Expert-management portals like linkedin.com, odesk.com and guru.com are indicative sites that allow people to advertise their work or set of skills to the broader public. For example, linkedin features more than 120 million members which allows potential employers, collaborators, etc. to discover individuals or groups of individuals with the desired expertise. Similarly, review-management sites like Amazon or Yelp collect large number of reviews about products or services. For example, kindle has more than 30,000 reviews on Amazon. Naturally, users cannot go over all these reviews and are helped significantly by the identification of a small subset of reviews that is sufficiently informative. Finally, as online social and media networks grow in importance as sources of news and other information, there is an urgent need for tools that automatically identify and recommend important nodes of the network, that specific users may need to follow to fully exploit the power of online social media. In each of these scenarios, given a collection of entities (e.g., reviews about a product, experts that declare certain skills, network nodes or edges), the goal is to identify a subset of important entities (e.g., useful reviews, competent experts, influential nodes respectively).

Existing work on recommender systems attempts to identify important entities either by entity ranking or by entity selection. Entity-ranking methods associate a a score with each entity; They ignore the redundancy between the highly-scored entities.

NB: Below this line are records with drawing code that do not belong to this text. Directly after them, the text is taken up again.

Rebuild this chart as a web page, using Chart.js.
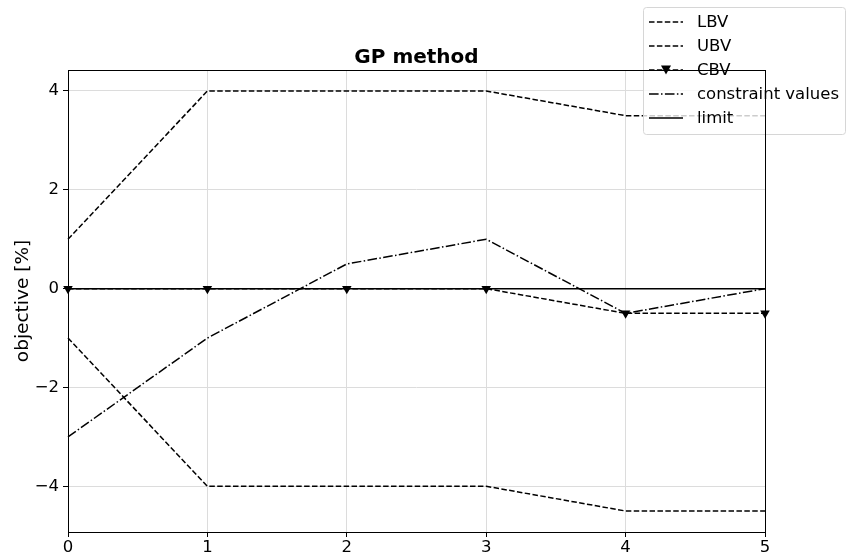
<!DOCTYPE html>
<html><head><meta charset="utf-8">
<script src="https://cdn.jsdelivr.net/npm/chart.js@4.4.1/dist/chart.umd.min.js"></script>
<style>html,body{margin:0;padding:0;background:#fff}#wrap{width:849px;height:556px}</style>
</head><body><div id="wrap"><canvas id="c" width="849" height="556"></canvas></div>
<script>
const xValues = [0, 1, 2, 3, 4, 5];
const lbv = [1, 4, 4, 4, 3.5, 3.5];
const ubv = [-1, -4, -4, -4, -4.5, -4.5];
const cbv = [0, 0, 0, 0, -0.5, -0.5];
const constraintValues = [-3, -1, 0.5, 1, -0.5, 0];
const limit = [0, 0, 0, 0, 0, 0];
const yTicks = [-4, -2, 0, 2, 4];
const xTicks = [0, 1, 2, 3, 4, 5];
const seriesNames = ['LBV', 'UBV', 'CBV', 'constraint values', 'limit'];
const titleText = 'GP method';
const yLabel = 'objective [%]';

const FONT = '"DejaVu Sans", sans-serif';
const pts = arr => arr.map((v, i) => ({x: xValues[i], y: v}));
const DASH = [5.5, 2.4];
const DASHDOT = [9.6, 2.4, 1.5, 2.4];

const legendItems = [
  {name: seriesNames[0], dash: DASH},
  {name: seriesNames[1], dash: DASH},
  {name: seriesNames[2], dash: DASH, marker: true},
  {name: seriesNames[3], dash: DASHDOT},
  {name: seriesNames[4], dash: []}
];

const framePlugin = {
  id: 'frame',
  afterDraw(chart) {
    const {ctx, chartArea: a} = chart;
    ctx.save();
    // title
    ctx.fillStyle = '#000';
    ctx.font = 'bold 20px ' + FONT;
    ctx.textAlign = 'center';
    ctx.textBaseline = 'alphabetic';
    ctx.fillText(titleText, (a.left + a.right) / 2, 63);
    // legend
    const bx = 643, by = 7, bw = 202, bh = 127;
    ctx.fillStyle = 'rgba(255,255,255,0.8)';
    ctx.strokeStyle = '#d6d6d6';
    ctx.lineWidth = 1;
    ctx.beginPath();
    ctx.roundRect(bx + 0.5, by + 0.5, bw, bh, 3);
    ctx.fill();
    ctx.stroke();
    ctx.font = '16.5px ' + FONT;
    ctx.textAlign = 'left';
    ctx.textBaseline = 'middle';
    legendItems.forEach((it, i) => {
      const y = 22 + i * 24;
      ctx.strokeStyle = '#000';
      ctx.lineWidth = 1.5;
      ctx.setLineDash(it.dash);
      ctx.beginPath();
      ctx.moveTo(649, y);
      ctx.lineTo(683, y);
      ctx.stroke();
      ctx.setLineDash([]);
      if (it.marker) {
        ctx.fillStyle = '#000';
        ctx.beginPath();
        ctx.moveTo(661, y - 4.5);
        ctx.lineTo(671, y - 4.5);
        ctx.lineTo(666, y + 4.5);
        ctx.closePath();
        ctx.fill();
      }
      ctx.fillStyle = '#000';
      ctx.fillText(it.name, 697, y + 1);
    });
    // axes frame (drawn over legend as in reference)
    ctx.strokeStyle = '#000';
    ctx.lineWidth = 1;
    ctx.strokeRect(Math.round(a.left) + 0.5, Math.round(a.top) + 0.5, Math.round(a.right - a.left), Math.round(a.bottom - a.top));
    ctx.restore();
  }
};

const base = {borderColor: '#000', backgroundColor: '#000', borderWidth: 1.5, pointRadius: 0, fill: false, tension: 0, clip: false};

new Chart(document.getElementById('c'), {
  type: 'line',
  data: {
    datasets: [
      Object.assign({}, base, {label: seriesNames[0], data: pts(lbv), borderDash: DASH}),
      Object.assign({}, base, {label: seriesNames[1], data: pts(ubv), borderDash: DASH}),
      Object.assign({}, base, {label: seriesNames[2], data: pts(cbv), borderDash: DASH, pointRadius: 5.5, pointStyle: 'triangle', rotation: 180, pointBorderWidth: 0}),
      Object.assign({}, base, {label: seriesNames[3], data: pts(constraintValues), borderDash: DASHDOT}),
      Object.assign({}, base, {label: seriesNames[4], data: pts(limit), borderDash: []})
    ]
  },
  options: {
    responsive: false,
    animation: false,
    events: [],
    layout: {padding: {top: 70, right: 84, left: 0, bottom: 0}},
    plugins: {legend: {display: false}, title: {display: false}, tooltip: {enabled: false}},
    scales: {
      x: {
        type: 'linear', min: 0, max: 5,
        afterBuildTicks: s => { s.ticks = xTicks.map(v => ({value: v})); },
        afterFit: s => { s.height = 24; },
        grid: {color: '#dcdcdc', lineWidth: 1, tickColor: '#000', tickLength: 5, drawTicks: true},
        border: {display: false},
        ticks: {color: '#000', font: {family: FONT, size: 16.5}, padding: 1, maxRotation: 0}
      },
      y: {
        type: 'linear', min: -4.925, max: 4.425,
        afterBuildTicks: s => { s.ticks = yTicks.map(v => ({value: v})); },
        afterFit: s => { s.width = 68; },
        grid: {color: '#dcdcdc', lineWidth: 1, tickColor: '#000', tickLength: 5},
        border: {display: false},
        ticks: {color: '#000', font: {family: FONT, size: 16.5}, padding: 4,
          callback: v => (v < 0 ? '\u2212' + Math.abs(v) : String(v))},
        title: {display: true, text: yLabel, color: '#000', font: {family: FONT, size: 18.5}, padding: {top: 12, bottom: 0}}
      }
    }
  },
  plugins: [framePlugin]
});
</script></body></html>
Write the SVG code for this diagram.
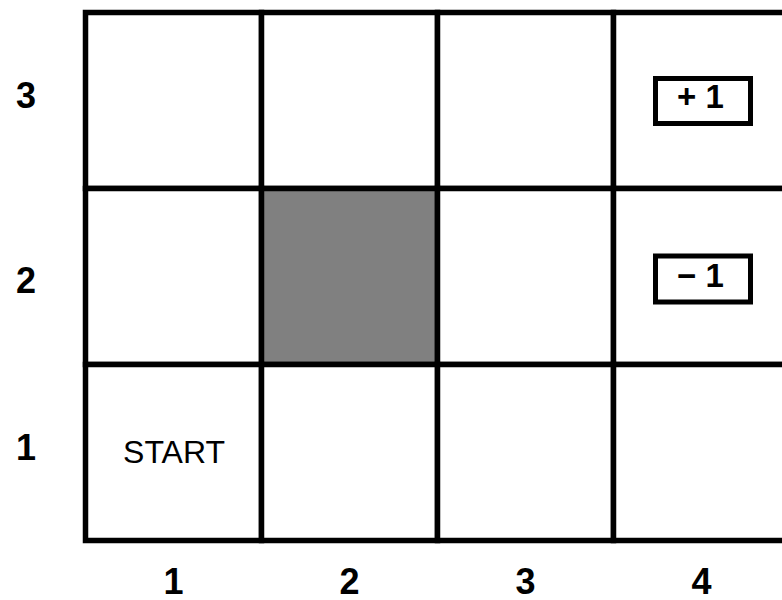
<svg xmlns="http://www.w3.org/2000/svg" width="782" height="600" viewBox="0 0 782 600">
<style>
.cell{fill:#ffffff;stroke:#000000;stroke-width:5.5}
.wall{fill:#808080;stroke:#000000;stroke-width:5.5}
.box{fill:#ffffff;stroke:#000000;stroke-width:5}
.ax{font-family:"Liberation Sans",Arial,sans-serif;font-weight:bold;font-size:36px;text-anchor:middle;fill:#000}
.rw{font-family:"Liberation Sans",Arial,sans-serif;font-weight:bold;font-size:33px;text-anchor:middle;fill:#000}
.st{font-family:"Liberation Sans",Arial,sans-serif;font-size:32px;text-anchor:middle;fill:#000}
</style>
<rect width="782" height="600" fill="#ffffff"/>
<g id="cell-1-3"><rect class="cell" x="85.5" y="12.5" width="176" height="176"/></g>
<g id="cell-2-3"><rect class="cell" x="261.5" y="12.5" width="176" height="176"/></g>
<g id="cell-3-3"><rect class="cell" x="437.5" y="12.5" width="176" height="176"/></g>
<g id="cell-4-3"><rect class="cell" x="613.5" y="12.5" width="176" height="176"/>
<rect class="box" x="655.5" y="78.5" width="95" height="45"/><text class="rw" x="700.5" y="107.5">+ 1</text></g>
<g id="cell-1-2"><rect class="cell" x="85.5" y="188.5" width="176" height="176"/></g>
<g id="cell-2-2"><rect class="wall" x="261.5" y="188.5" width="176" height="176"/></g>
<g id="cell-3-2"><rect class="cell" x="437.5" y="188.5" width="176" height="176"/></g>
<g id="cell-4-2"><rect class="cell" x="613.5" y="188.5" width="176" height="176"/>
<rect class="box" x="655.5" y="256" width="95" height="46"/><text class="rw" x="700.5" y="286.5">− 1</text></g>
<g id="cell-1-1"><rect class="cell" x="85.5" y="364.5" width="176" height="176"/><text class="st" x="174" y="462.5">START</text></g>
<g id="cell-2-1"><rect class="cell" x="261.5" y="364.5" width="176" height="176"/></g>
<g id="cell-3-1"><rect class="cell" x="437.5" y="364.5" width="176" height="176"/></g>
<g id="cell-4-1"><rect class="cell" x="613.5" y="364.5" width="176" height="176"/></g>
<g id="connectors"></g>
<g id="axis-labels">
<text class="ax" x="26" y="108">3</text>
<text class="ax" x="26" y="293">2</text>
<text class="ax" x="26" y="460">1</text>
<text class="ax" x="173.5" y="594">1</text>
<text class="ax" x="349.5" y="594">2</text>
<text class="ax" x="525.5" y="594">3</text>
<text class="ax" x="701.5" y="594">4</text>
</g>
</svg>
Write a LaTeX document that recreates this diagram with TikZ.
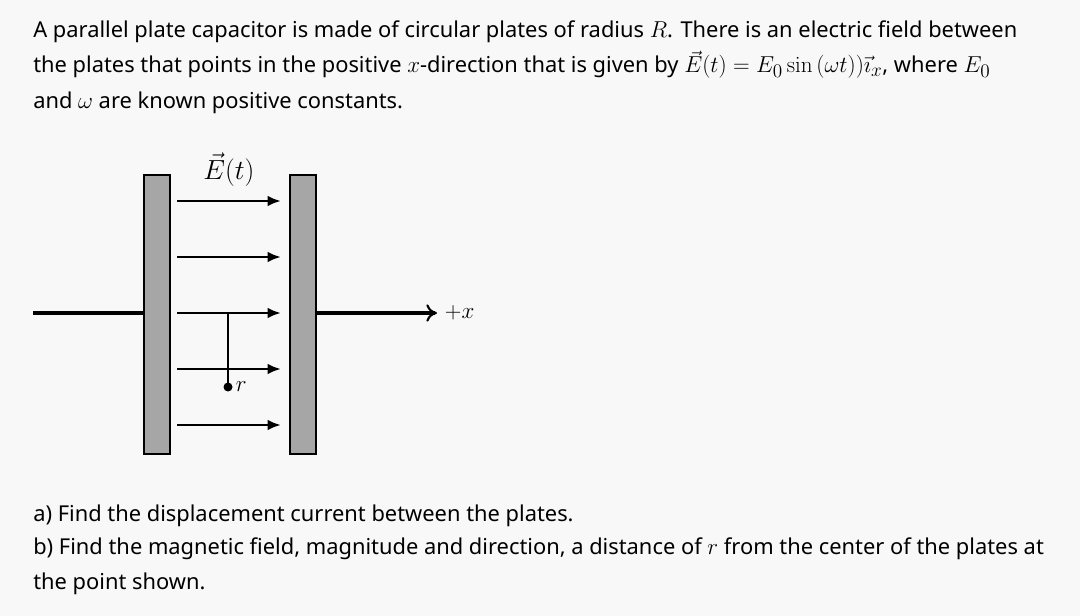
\documentclass[tikz,border=0pt]{standalone}
\usepackage[no-math]{fontspec}
\setmainfont{Noto Sans}
\usetikzlibrary{arrows.meta}
\definecolor{bg}{HTML}{F8F8F8}
\definecolor{plate}{HTML}{A6A6A6}
\newcommand{\mth}[1]{{\fontsize{19}{19}\selectfont$#1$}}
\begin{document}
\begin{tikzpicture}[x=0.75pt,y=-0.75pt,
  txt/.style={anchor=base west,inner sep=0pt,font=\fontsize{16.4}{19}\selectfont},
  platebox/.style={draw=black,line width=1.6pt,fill=plate},
  field/.style={line width=2pt,-{Latex[length=10pt,width=8pt]}}]
\fill[bg] (0,0) rectangle (1080,616);
\useasboundingbox (0,0) rectangle (1080,616);
\node[txt] (l1) at (33,38) {A parallel plate capacitor is made of circular plates of radius \mth{R}. There is an electric field between};
\node[txt] (l2) at (33,73) {the plates that points in the positive \mth{x}-direction that is given by \mth{\vec{E}(t)=E_0\,\mathrm{sin}\,(\omega t))\vec{\imath}_x}, where \mth{E_0}};
\node[txt] (l3) at (33,109) {and \mth{\omega} are known positive constants.};
\node[txt] (l4) at (33,521) {a) Find the displacement current between the plates.};
\node[txt] (l5) at (33,554) {b) Find the magnetic field, magnitude and direction, a distance of \mth{r} from the center of the plates at};
\node[txt] (l6) at (33,589) {the point shown.};
% plates
\node[platebox,minimum width=19.5pt,minimum height=209pt,inner sep=0pt,anchor=north west] (pl) at (143,174) {};
\node[platebox,minimum width=19.5pt,minimum height=209pt,inner sep=0pt,anchor=north west] (pr) at (289,174) {};
\coordinate (axl) at (33,313);
\coordinate (axr) at (437,313);
\draw[line width=2.4pt] (axl) -- (pl.west|-axl);
\draw[line width=2.4pt,-{To[length=8pt,width=13pt,line width=1.6pt]}] (pr.east|-axr) -- (axr);
\node[anchor=west,inner sep=2pt,font=\fontsize{19}{22}\selectfont] (px) at (442,313) {$+x$};
\foreach \y [count=\i] in {201,257,313,369,425}{
  \coordinate (a\i) at (177,\y);
  \coordinate (b\i) at (281,\y);
  \draw[field] (a\i) -- (b\i);
}
\node[font=\fontsize{20}{22}\selectfont,inner sep=0pt] (E) at (229,170) {$\vec{E}(t)$};
\coordinate (rt) at (228,313);
\coordinate (rd) at (228,387);
\draw[line width=1.8pt] (rt) -- (rd);
\fill (rd) circle (4.5);
\node[anchor=west,inner sep=2pt,font=\fontsize{17}{20}\selectfont] (r) at (233,387) {$r$};
\end{tikzpicture}
\end{document}
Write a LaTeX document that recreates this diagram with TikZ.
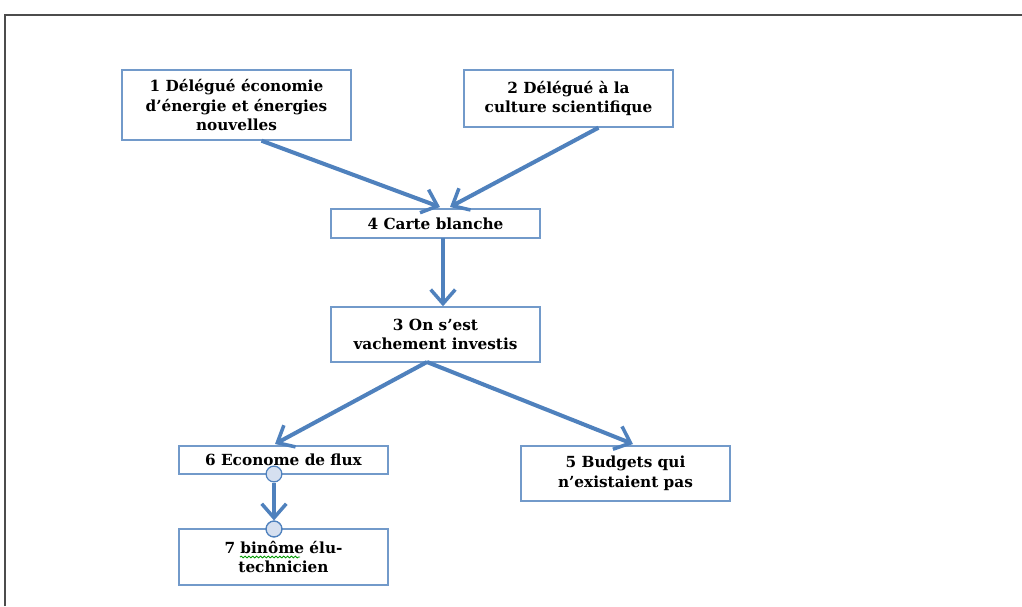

Entity-selection methods try to overcome this drawback by evaluating the desirability of a group of entities taken together; They attempt to identify the best subset of entities, while ignoring other subsets of entities that may be equally-good or almost as good as the best subset. Against this background, this project aims to overcome the drawbacks of existing entity selection and entity ranking methods through a synergistic integration of both into a common framework that allows entity-ranking based on entity selection and entity-selection that based on entity ranking. In the resulting framework, the scores of individual entities are determined in part by the number of good groups of entities they can be part of; and good group of entities consist of entities with high scores.

The main challenge addressed by this work is how to explore the solution space of combinatorial problems in order to identify subsets of entities that participate in many good solutions. The resulting new practical methods for exploring the solution space of combinatorial problems find applications related to expert management systems, management of online product reviews, and network analysis (including physical and social networks).

NSF Award III # 1218437, PI, 500K